A Star in Her Role
Kerensa Cassis honed her competitive edge on the basketball court
Published in 2020 Missouri & Kansas Super Lawyers magazine
By Taylor Fox on November 16, 2020
When Kerensa Cassis was a young girl, all she wanted to do was play basketball with her older brother and her father, who was a coach.
“Growing up, I played with girls, boys—I didn’t really care,” she says. “I just wanted to play.”
Her thirst for the game led her to eventually excelling at both the high school and collegiate levels. In 1998, at West Plains High School, her squad won the Class 4 state championship; the following year, she was named Miss Show-Me Basketball, an honor awarded annually to the top female high school basketball player in the state.
At the University of Missouri, she played point guard, served as a three-time captain, and helped lead the Tigers to the Sweet 16 during her sophomore season. By the time she graduated in 2003, she was the program’s all-time leader in assists and free-throw percentage, and was second in steals. Though she had dreams of going pro, at that time, the WNBA had “a very limited draft,” Cassis says. “It was bad timing. I probably could have played overseas, but I decided to start coaching instead.”

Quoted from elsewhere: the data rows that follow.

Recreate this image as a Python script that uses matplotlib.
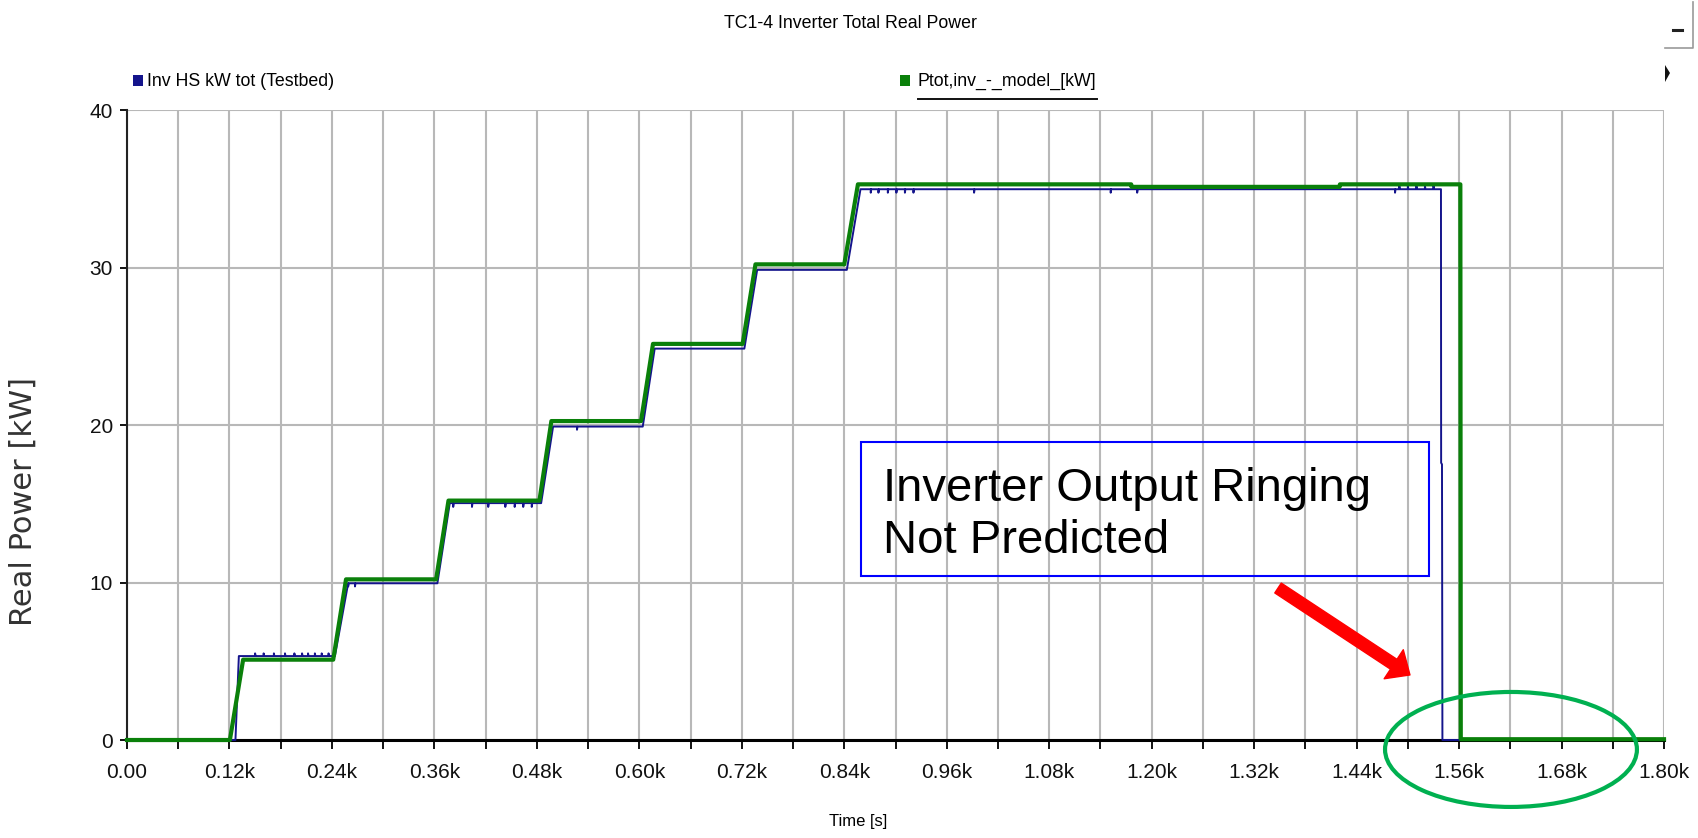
import numpy as np
import matplotlib
matplotlib.use("Agg")
import matplotlib.pyplot as plt
from matplotlib.patches import Rectangle, Ellipse, Polygon
from matplotlib.lines import Line2D

# =====================================================
# DATA
# =====================================================

# model (green): step profile, time [s] / power [kW]
model_t = [0, 120.5, 136, 241.5, 256.5, 362, 376.5, 483, 497, 602, 616,
           721, 736, 840, 856, 1176, 1176.5, 1420, 1420.5, 1561.5, 1562, 1800]
model_p = [0, 0, 5.1, 5.1, 10.2, 10.2, 15.2, 15.2, 20.25, 20.25, 25.15,
           25.15, 30.2, 30.2, 35.28, 35.28, 35.12, 35.12, 35.28, 35.28, 0.05, 0.05]

# testbed (blue): step profile
bed_t = [0, 127, 131, 243.5, 259, 363.5, 378, 485, 499, 604, 618,
         723, 738, 843, 859, 1538.8, 1539, 1540, 1540.5, 1800]
bed_p = [0, 0, 5.33, 5.33, 9.95, 9.95, 15.04, 15.04, 19.9, 19.9, 24.85,
         24.85, 29.85, 29.85, 34.97, 34.97, 17.6, 17.5, 0, 0]

# small spikes on the testbed trace (time, peak value)
spike_t = [150, 160, 172, 185, 196, 205, 212, 220, 228, 236,
           259, 267,
           382, 404, 423, 443, 454, 464, 474,
           527,
           871, 880, 891, 901, 911, 921, 992, 1152, 1183, 1485,
           1490, 1500, 1510, 1520, 1530]
spike_p = [5.5, 5.5, 5.5, 5.5, 5.5, 5.5, 5.5, 5.5, 5.5, 5.5,
           9.75, 9.75,
           14.8, 14.8, 14.8, 14.8, 14.8, 14.8, 14.8,
           19.7,
           34.75, 34.75, 34.75, 34.75, 34.75, 34.75, 34.75, 34.75, 34.75, 34.75,
           35.2, 35.2, 35.2, 35.2, 35.2]

xtick_vals = list(range(0, 1801, 60))
xtick_text = ["0.00", "0.12k", "0.24k", "0.36k", "0.48k", "0.60k", "0.72k", "0.84k",
              "0.96k", "1.08k", "1.20k", "1.32k", "1.44k", "1.56k", "1.68k", "1.80k"]
ytick_vals = [0, 10, 20, 30, 40]

# =====================================================
# BUILD TESTBED TRACE WITH SPIKES
# =====================================================

bt = list(bed_t)
bp = list(bed_p)
for t, p in zip(spike_t, spike_p):
    base = np.interp(t, bed_t, bed_p)
    bt += [t, t + 0.01, t + 0.6]
    bp += [base, p, base]
order = np.argsort(bt, kind="stable")
bt = np.array(bt)[order]
bp = np.array(bp)[order]

# =====================================================
# FIGURE
# =====================================================

sans = ["Liberation Sans", "DejaVu Sans"]
W, H = 1698, 838
fig = plt.figure(figsize=(W / 100, H / 100), dpi=100)
ax = fig.add_axes([127 / W, 1 - 740 / H, 1537 / W, 630 / H])

ax.plot(bt, bp, color="#14148c", lw=1.4, clip_on=False, zorder=3)
ax.plot(model_t, model_p, color="#0a800a", lw=3.0, clip_on=False, zorder=4)

ax.set_xlim(0, 1800)
ax.set_ylim(0, 40)

ax.set_xticks(xtick_vals)
labels = []
for i, v in enumerate(xtick_vals):
    labels.append(xtick_text[i // 2] if i % 2 == 0 else "")
ax.set_xticklabels(labels, fontfamily=sans, fontsize=15)
ax.set_yticks(ytick_vals)
ax.set_yticklabels([str(v) for v in ytick_vals], fontfamily=sans, fontsize=15)

ax.tick_params(axis="x", direction="out", length=6.5, width=1.4, pad=10, colors="#111111")
ax.tick_params(axis="y", direction="out", length=5, width=1.4, pad=5, colors="#111111")

ax.grid(True, color="#b8b8b8", lw=1.5)
ax.set_axisbelow(True)
for s in ["top", "right"]:
    ax.spines[s].set_visible(False)
ax.spines["left"].set_linewidth(1.5)
ax.spines["left"].set_color("#222222")
ax.spines["bottom"].set_linewidth(2.2)
ax.spines["bottom"].set_color("#000000")
ax.spines["bottom"].set_zorder(2)

# annotation box + text
ax.add_patch(Rectangle((859.6, 10.41), 1524.8 - 859.6, 18.95 - 10.41,
                       fill=False, edgecolor="#0000ff", lw=1.5, zorder=5))
ax.text(884.9, 11.85, "Inverter Output Ringing\nNot Predicted",
        fontfamily=sans, fontsize=34,
        va="baseline", ha="left", linespacing=1.25, zorder=6)

# red arrow
ax.annotate("", xy=(1502.5, 4.13), xytext=(1348, 9.65),
            arrowprops=dict(facecolor="#ff0000", edgecolor="#ff0000",
                            width=8.5, headwidth=25, headlength=14, shrink=0),
            annotation_clip=False, zorder=7)

# green ellipse
ax.add_patch(Ellipse((1620.8, -0.6), 295, 7.3, fill=False,
                     edgecolor="#00b050", lw=3.0, clip_on=False, zorder=7))

# =====================================================
# TITLE, LABELS, LEGEND
# =====================================================

fig.text(850 / W, 1 - 24 / H, "TC1-4 Inverter Total Real Power",
         fontfamily=sans, fontsize=12.8, ha="center", va="center")
fig.text(858 / W, 1 - 821 / H, "Time [s]",
         fontfamily=sans, fontsize=12, ha="center", va="center")
fig.text(23 / W, 1 - 501 / H, "Real Power [kW]",
         fontfamily=["DejaVu Sans"], fontsize=22, rotation=90,
         ha="center", va="center", color="#333333")

# legend entries
fig.patches.append(Rectangle((133 / W, 1 - 86 / H), 10 / W, 11 / H,
                             transform=fig.transFigure, facecolor="#14148c",
                             edgecolor="none"))
fig.text(147 / W, 1 - 81 / H, "Inv HS kW tot (Testbed)",
         fontfamily=sans, fontsize=12.8, ha="left", va="center")
fig.patches.append(Rectangle((900 / W, 1 - 86 / H), 10 / W, 11 / H,
                             transform=fig.transFigure, facecolor="#0a800a",
                             edgecolor="none"))
leg2 = fig.text(918 / W, 1 - 81 / H, "Ptot,inv_-_model_[kW]",
                fontfamily=sans, fontsize=12.8, ha="left", va="center")

# underline under the second legend entry, as wide as its text
fig.canvas.draw()
bb = leg2.get_window_extent()
fig.lines.append(Line2D([bb.x0 / W, bb.x1 / W], [1 - 99 / H, 1 - 99 / H],
                        transform=fig.transFigure, color="#111111", lw=1.4))

# window widgets in the top right corner
fig.lines.append(Line2D([1673 / W, 1682 / W], [1 - 30 / H, 1 - 30 / H],
                        transform=fig.transFigure, color="#222222", lw=2.2))
fig.lines.append(Line2D([1665 / W, 1693 / W, 1693 / W],
                        [1 - 48 / H, 1 - 48 / H, 1 - 2 / H],
                        transform=fig.transFigure, color="#999999", lw=1.2))
fig.patches.append(Polygon([(1665 / W, 1 - 65 / H), (1670 / W, 1 - 73 / H),
                            (1665 / W, 1 - 82 / H)], closed=True,
                           transform=fig.transFigure, facecolor="#111111",
                           edgecolor="none"))

fig.savefig("out.png", dpi=100)
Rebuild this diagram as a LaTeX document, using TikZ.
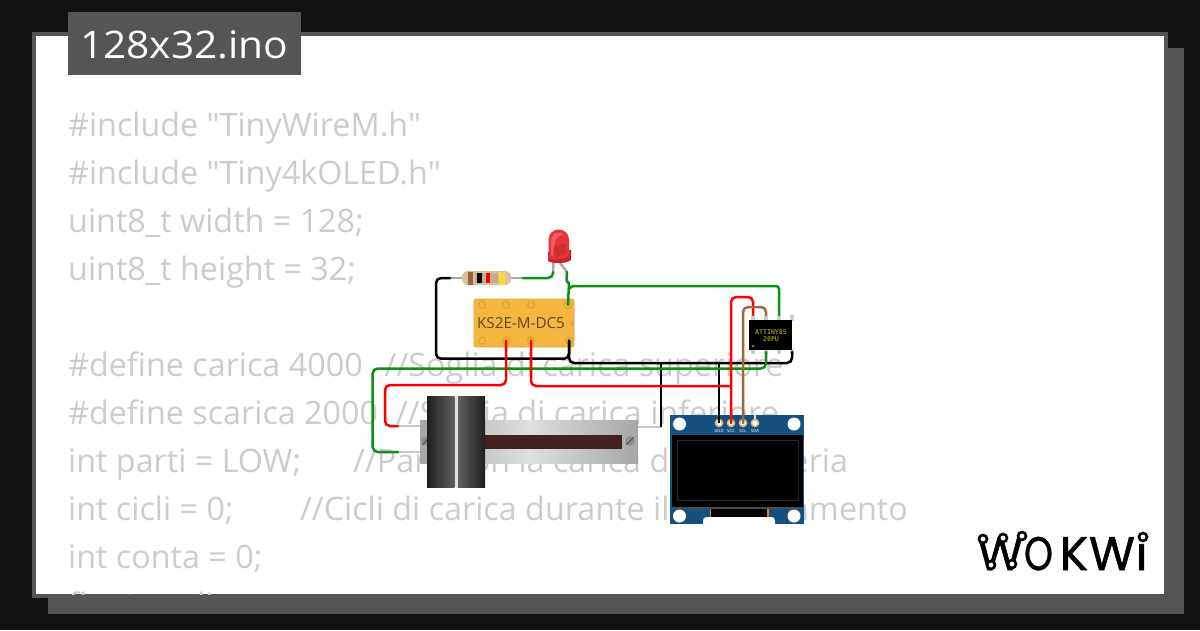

Cassis attributes her success not to natural gifts, but to hard work and the drive instilled in her by her parents from a young age. All the hard work in the world, however, could not make up for the disparity—which she first noticed as a young girl playing on all-boys teams—between how male and female athletes are treated.
“I’ve always noticed the attention that men’s sports get as opposed to women’s sports,” Cassis says. “That was obvious growing up, and it was definitely obvious when I was a college athlete … seeing what the [men’s] locker rooms looked like compared to ours, and all the media attention versus what we got for playing the same game.”
Cassis’ mother was in high school in 1972 when Title IX passed, and Cassis has remained fascinated by the differences between men’s and women’s sports. She has written on Title IX for various academic outlets. “It really wasn’t that long ago when women and girls didn’t have the same opportunities,” she says. “Looking back on my life, I never thought I wouldn’t be entitled to play, or that I wouldn’t have an opportunity to play, because I was a girl. I’ve always had an interest in how that all came about and all the progress that’s been made in a short time.”
Since she hung up her jersey, Cassis has been named to Mizzou’s All-Decade Team, and was inducted into the Missouri Sports Hall of Fame in 2018. She’s also been an assistant coach at Mizzou, Murray State and Wichita State—opportunities that provided her a chance to see that progress up-close.
As a coach, Cassis always made sure to teach her players not only how to be competitive, but how to be a part of something bigger; any coach can teach players how to break a press or run an out-of-bounds play, but she wanted to guide young women into success off the court.
“People talk about leadership quality all the time, but there are a lot of different pieces that go into being a true team. And everyone on the team can’t be a leader,” she says. “You need to figure out what your role is, and how to be a star in that role. … Those are the things that can translate to developing women who contribute to society, and make an impact on the world in which they live.”
In her basketball years, Cassis trained in a field dominated by men—an experience that has certainly translated to litigation. Now, she often finds herself the only woman in the room. That, however, isn’t the only similarity between her two passions.
“It’s competitive at every turn,” she says of her legal career. “I think it’s one thing that I really enjoy about my job: the adversarial nature of it, the back-and-forth side of it. When it comes to intense litigation and trials, where it is truly a tit-for-tat—a chess match, really—those are the parts of my job that I really enjoy the most.”